In this sense, Going Out is an extension of the same freedom and responsibility the child practices in the classroom, not a special privilege reserved for the most compliant. A child may still make mistakes, need reminders, or require additional support and yet be ready for a carefully prepared, small‑scale outing that matches their current level of independence. When adults treat Going Out as a prize for perfect conduct, we risk turning it into an external reward instead of a natural next step in the child’s self‑construction and an essential part of fully implemented Cosmic Education.

The Adult’s Role: Security Plus Independence 

For many adults, the hardest part of chaperoning is learning what not to do. Montessori wrote, ‘Every useless help is an obstacle to development.’  The job of the chaperone is to ensure safety and to support the children’s independence; everything else is secondary. 

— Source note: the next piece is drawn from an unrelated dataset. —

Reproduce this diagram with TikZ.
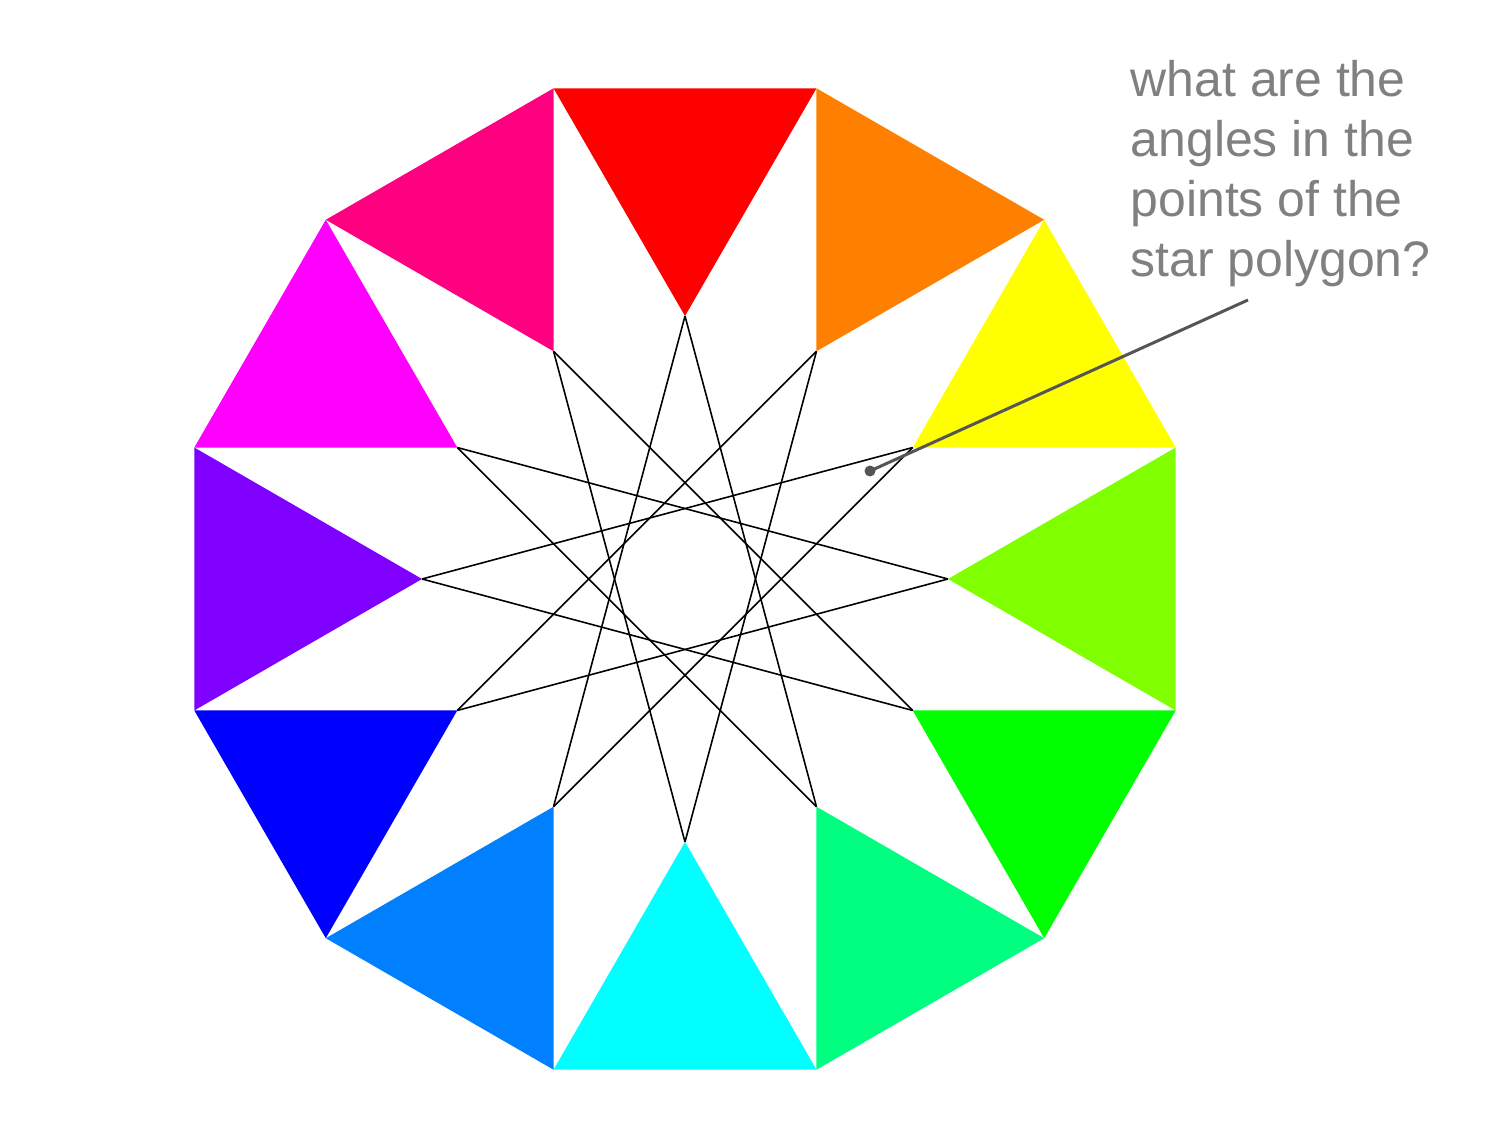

Within clear safety limits and with appropriate vetting, insurance, and local legal compliance, adults allow children to encounter manageable friction. A wrong turn that the children later correct, an office that is unexpectedly closed, a miscalculated budget that requires them to put something back – these are not failures but learning experiences. The children return a little more capable, more aware of other people’s work, and more grateful for the functioning of society.

One Integrated Journey

Going Out will look different in a dense city, a rural village, or a town without pavements or reliable public transport. When a small group of 6 to 12-year-olds carries a genuine question from their interests into the community, interacts respectfully with others, and returns changed – more responsible, more connected, more grateful – we see the elementary child beginning to find a place in human society. That is the immense door Montessori opened for them, and it is within reach, even when the first steps are very small.